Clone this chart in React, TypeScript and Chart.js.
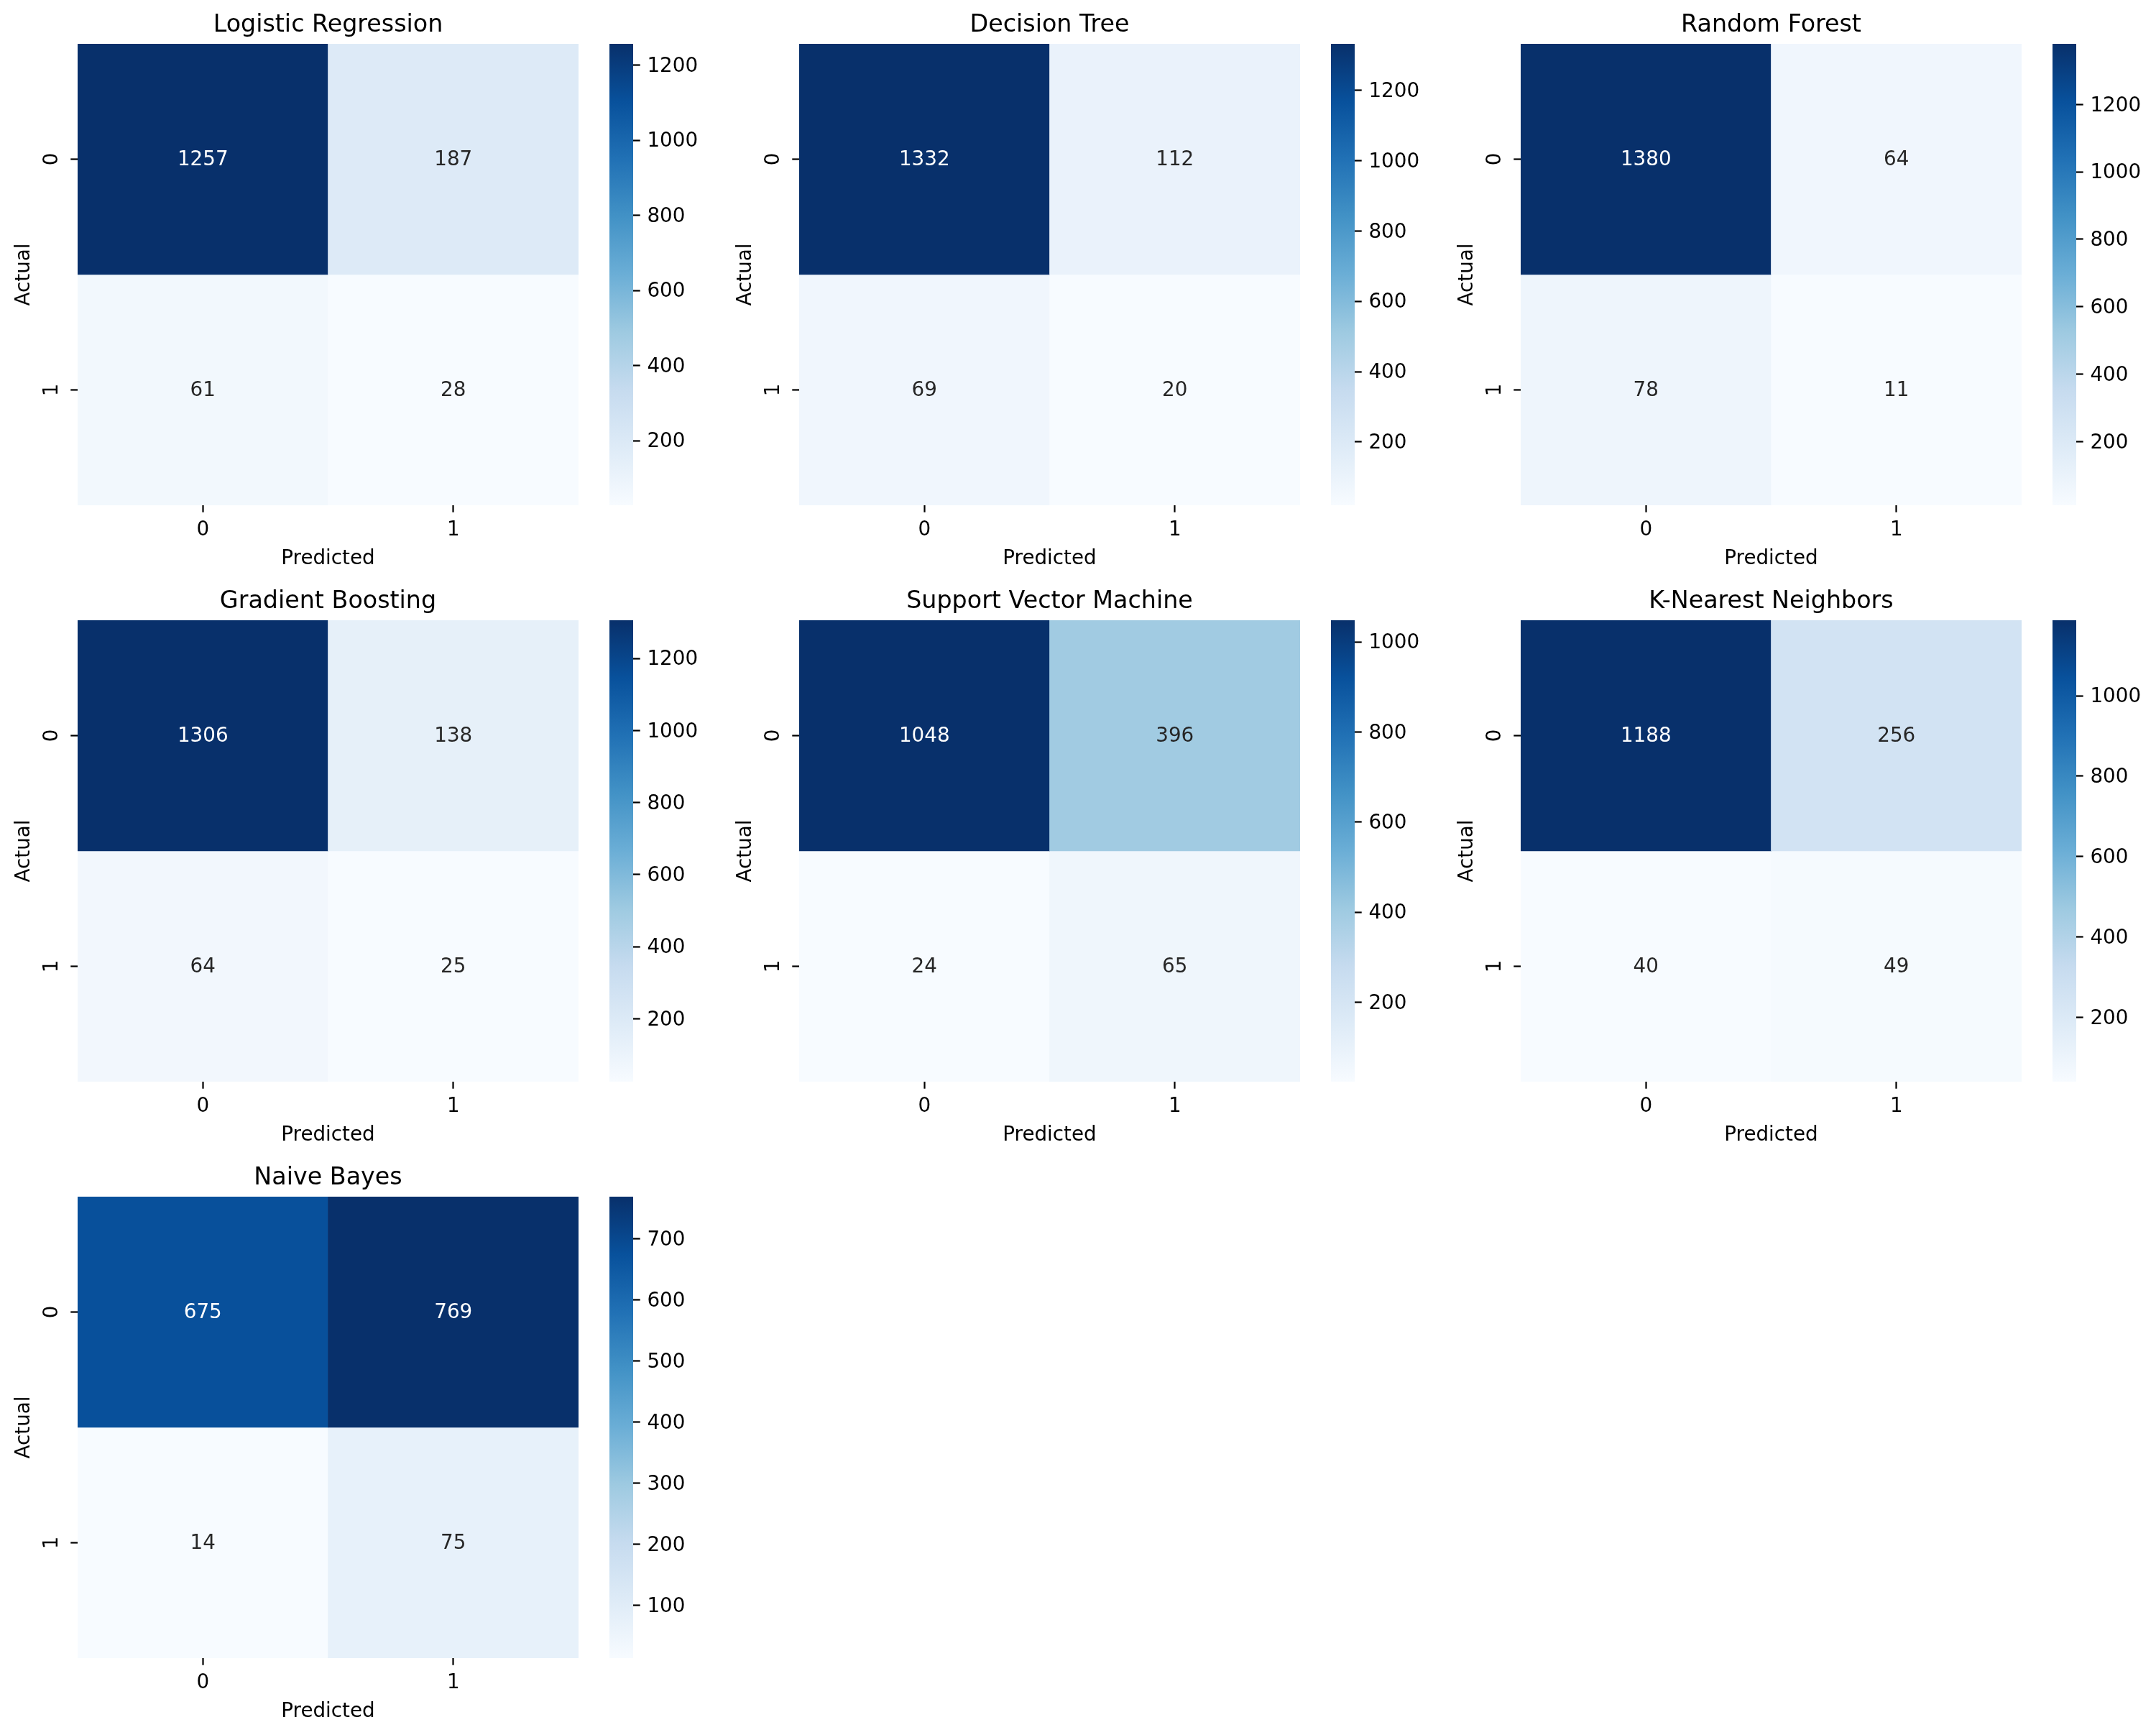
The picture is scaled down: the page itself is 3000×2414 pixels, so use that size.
import React, { useEffect, useRef } from 'react';
import { Chart, registerables } from 'chart.js';

Chart.register(...registerables);

// ---------------- data ----------------
const classLabels = ['0', '1'];
const xAxisTitle = 'Predicted';
const yAxisTitle = 'Actual';

const modelNames = [
  'Logistic Regression',
  'Decision Tree',
  'Random Forest',
  'Gradient Boosting',
  'Support Vector Machine',
  'K-Nearest Neighbors',
  'Naive Bayes',
];

const cmLogisticRegression = [[1257, 187], [61, 28]];
const cmDecisionTree = [[1332, 112], [69, 20]];
const cmRandomForest = [[1380, 64], [78, 11]];
const cmGradientBoosting = [[1306, 138], [64, 25]];
const cmSupportVectorMachine = [[1048, 396], [24, 65]];
const cmKNearestNeighbors = [[1188, 256], [40, 49]];
const cmNaiveBayes = [[675, 769], [14, 75]];

const cbTicksLogisticRegression = [200, 400, 600, 800, 1000, 1200];
const cbTicksDecisionTree = [200, 400, 600, 800, 1000, 1200];
const cbTicksRandomForest = [200, 400, 600, 800, 1000, 1200];
const cbTicksGradientBoosting = [200, 400, 600, 800, 1000, 1200];
const cbTicksSupportVectorMachine = [200, 400, 600, 800, 1000];
const cbTicksKNearestNeighbors = [200, 400, 600, 800, 1000];
const cbTicksNaiveBayes = [100, 200, 300, 400, 500, 600, 700];

const panels = [
  { title: modelNames[0], matrix: cmLogisticRegression, ticks: cbTicksLogisticRegression },
  { title: modelNames[1], matrix: cmDecisionTree, ticks: cbTicksDecisionTree },
  { title: modelNames[2], matrix: cmRandomForest, ticks: cbTicksRandomForest },
  { title: modelNames[3], matrix: cmGradientBoosting, ticks: cbTicksGradientBoosting },
  { title: modelNames[4], matrix: cmSupportVectorMachine, ticks: cbTicksSupportVectorMachine },
  { title: modelNames[5], matrix: cmKNearestNeighbors, ticks: cbTicksKNearestNeighbors },
  { title: modelNames[6], matrix: cmNaiveBayes, ticks: cbTicksNaiveBayes },
];

// ---------------- style / layout ----------------
const FONT = "'DejaVu Sans', 'Liberation Sans', sans-serif";
const PT = 200 / 72;
const FS = 10 * PT;
const TITLE_FS = 12 * PT;

const AX_LEFT0 = 108;
const COL_STEP = 1004;
const AX_TOP0 = 61;
const ROW_STEP = 802;
const AX_W = 697;
const AX_H = 642;
const YW = 108;
const XH = 110;
const TOP_PAD = 61;
const RIGHT_PAD = 10;
const CB_OFFSET = 740;
const CB_W = 33;
const CB_LABEL_W = 130;
const CB_VPAD = 24;
const TICK_LEN = 3.5 * PT;
const TICK_W = 0.8 * PT;

const BLUES = ['#f7fbff', '#deebf7', '#c6dbef', '#9ecae1', '#6baed6', '#4292c6', '#2171b5', '#08519c', '#08306b'];

function hexToRgb(h: string): number[] {
  return [parseInt(h.slice(1, 3), 16), parseInt(h.slice(3, 5), 16), parseInt(h.slice(5, 7), 16)];
}
const BLUES_RGB = BLUES.map(hexToRgb);

function bluesRgb(t: number): number[] {
  const tt = Math.max(0, Math.min(1, t));
  const idx = Math.min(255, Math.floor(tt * 256));
  const q = idx / 255;
  const s = q * 8;
  const i = Math.min(7, Math.floor(s));
  const f = s - i;
  const a = BLUES_RGB[i];
  const b = BLUES_RGB[i + 1];
  return [0, 1, 2].map((k) => a[k] + (b[k] - a[k]) * f);
}
function rgbStr(c: number[]) {
  return `rgb(${Math.round(c[0])},${Math.round(c[1])},${Math.round(c[2])})`;
}
function relLum(c: number[]) {
  const f = (v: number) => {
    const x = v / 255;
    return x <= 0.03928 ? x / 12.92 : Math.pow((x + 0.055) / 1.055, 2.4);
  };
  return 0.2126 * f(c[0]) + 0.7152 * f(c[1]) + 0.0722 * f(c[2]);
}

function tickGrid() {
  return {
    display: true,
    drawOnChartArea: false,
    drawTicks: true,
    tickLength: TICK_LEN,
    tickWidth: TICK_W,
    tickColor: '#000',
    offset: false,
  };
}

function Panel({ index }: { index: number }) {
  const hmRef = useRef<HTMLCanvasElement | null>(null);
  const cbRef = useRef<HTMLCanvasElement | null>(null);
  const p = panels[index];
  const col = index % 3;
  const row = Math.floor(index / 3);
  const axLeft = AX_LEFT0 + col * COL_STEP;
  const axTop = AX_TOP0 + row * ROW_STEP;
  const hmW = YW + AX_W + RIGHT_PAD;
  const hmH = TOP_PAD + AX_H + XH;
  const cbW = CB_W + CB_LABEL_W;
  const cbH = AX_H + 2 * CB_VPAD;

  useEffect(() => {
    const values = p.matrix.flat();
    const vmin = Math.min(...values);
    const vmax = Math.max(...values);
    const norm = (v: number) => (v - vmin) / (vmax - vmin);

    const annotPlugin = {
      id: 'annot' + index,
      afterDatasetsDraw(chart: any) {
        const { ctx, chartArea, scales } = chart;
        ctx.save();
        ctx.font = `${FS}px ${FONT}`;
        ctx.textAlign = 'center';
        ctx.textBaseline = 'middle';
        p.matrix.forEach((r: number[], ri: number) => {
          r.forEach((v: number, ci: number) => {
            const c = bluesRgb(norm(v));
            ctx.fillStyle = relLum(c) > 0.408 ? '#262626' : '#ffffff';
            const x = scales.x.getPixelForValue(ci);
            const y = scales.y.getPixelForValue(ri + 0.5) + 1;
            ctx.fillText(String(v), x, y);
          });
        });
        // subplot title
        ctx.fillStyle = '#000';
        ctx.font = `${TITLE_FS}px ${FONT}`;
        ctx.textBaseline = 'alphabetic';
        ctx.fillText(p.title, (chartArea.left + chartArea.right) / 2, chartArea.top - 6 * PT);
        ctx.restore();
      },
    };

    const hm = new Chart(hmRef.current as HTMLCanvasElement, {
      type: 'bar',
      data: {
        labels: classLabels,
        datasets: p.matrix.map((r: number[], ri: number) => ({
          label: classLabels[ri],
          data: r.map(() => [ri, ri + 1]),
          backgroundColor: r.map((v: number) => rgbStr(bluesRgb(norm(v)))),
          borderWidth: 0,
          barPercentage: 1,
          categoryPercentage: 1,
        })),
      } as any,
      options: {
        responsive: false,
        animation: false,
        layout: { padding: { left: 0, right: RIGHT_PAD, top: TOP_PAD, bottom: 0 } },
        plugins: {
          legend: { display: false },
          tooltip: { enabled: false },
          title: { display: false },
        },
        scales: {
          x: {
            type: 'category',
            stacked: true,
            offset: true,
            grid: tickGrid(),
            border: { display: false },
            ticks: { color: '#000', font: { family: FONT, size: FS }, padding: 8, maxRotation: 0, minRotation: 0 },
            title: {
              display: true,
              text: xAxisTitle,
              color: '#000',
              font: { family: FONT, size: FS },
              padding: { top: 0, bottom: 19 },
            },
            afterFit: (s: any) => {
              s.height = XH;
              s.paddingLeft = 0;
              s.paddingRight = 0;
            },
          },
          y: {
            type: 'linear',
            min: 0,
            max: 2,
            reverse: true,
            stacked: false,
            grid: tickGrid(),
            border: { display: false },
            afterBuildTicks: (s: any) => {
              s.ticks = classLabels.map((_, i) => ({ value: i + 0.5 }));
            },
            ticks: {
              color: '#000',
              font: { family: FONT, size: FS },
              padding: 17,
              minRotation: 90,
              maxRotation: 90,
              crossAlign: 'center',
              autoSkip: false,
              callback: (_v: any, i: number) => classLabels[i],
            },
            title: {
              display: true,
              text: yAxisTitle,
              color: '#000',
              font: { family: FONT, size: FS },
              padding: { top: 17.3, bottom: 0 },
            },
            afterFit: (s: any) => {
              s.width = YW;
              s.paddingTop = 0;
              s.paddingBottom = 0;
            },
          },
        },
      } as any,
      plugins: [annotPlugin],
    });

    const cb = new Chart(cbRef.current as HTMLCanvasElement, {
      type: 'bar',
      data: {
        labels: [''],
        datasets: [
          {
            data: [[vmin, vmax]],
            borderWidth: 0,
            barPercentage: 1,
            categoryPercentage: 1,
            backgroundColor: (c: any) => {
              const chart = c.chart;
              const ys = chart.scales && chart.scales.y;
              if (!chart.chartArea || !ys) return BLUES[0];
              const g = chart.ctx.createLinearGradient(0, ys.getPixelForValue(vmin), 0, ys.getPixelForValue(vmax));
              BLUES.forEach((colr, i) => g.addColorStop(i / 8, colr));
              return g;
            },
          },
        ],
      } as any,
      options: {
        responsive: false,
        animation: false,
        layout: { padding: { left: 0, right: 0, top: CB_VPAD, bottom: CB_VPAD } },
        plugins: { legend: { display: false }, tooltip: { enabled: false }, title: { display: false } },
        scales: {
          x: { display: false, offset: true },
          y: {
            position: 'right',
            min: vmin,
            max: vmax,
            grid: tickGrid(),
            border: { display: false },
            afterBuildTicks: (s: any) => {
              s.ticks = p.ticks.map((v: number) => ({ value: v }));
            },
            ticks: {
              color: '#000',
              font: { family: FONT, size: FS },
              padding: TICK_LEN,
              autoSkip: false,
              labelOffset: 2,
              callback: (v: any) => String(v),
            },
            afterFit: (s: any) => {
              s.width = CB_LABEL_W;
              s.paddingTop = 0;
              s.paddingBottom = 0;
            },
          },
        },
      } as any,
    });

    return () => {
      hm.destroy();
      cb.destroy();
    };
  }, [index]);

  return (
    <>
      <canvas
        ref={hmRef}
        width={hmW}
        height={hmH}
        style={{ position: 'absolute', left: axLeft - YW, top: axTop - TOP_PAD, width: hmW, height: hmH }}
      />
      <canvas
        ref={cbRef}
        width={cbW}
        height={cbH}
        style={{ position: 'absolute', left: axLeft + CB_OFFSET, top: axTop - CB_VPAD, width: cbW, height: cbH }}
      />
    </>
  );
}

export default function App() {
  return (
    <div style={{ position: 'absolute', left: 0, top: 0, width: 3000, height: 2414, background: '#fff', overflow: 'hidden' }}>
      {panels.map((_, i) => (
        <Panel key={i} index={i} />
      ))}
    </div>
  );
}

+++++

DIRECTIONS: Transcribe each line of the data above, unaltered, from the one where "The picture is" appears to the one where "Chart.register(...registerables);" appears, inclusive of both.

OUTPUT OF THE TASK:
The picture is scaled down: the page itself is 3000×2414 pixels, so use that size.
import React, { useEffect, useRef } from 'react';
import { Chart, registerables } from 'chart.js';

Chart.register(...registerables);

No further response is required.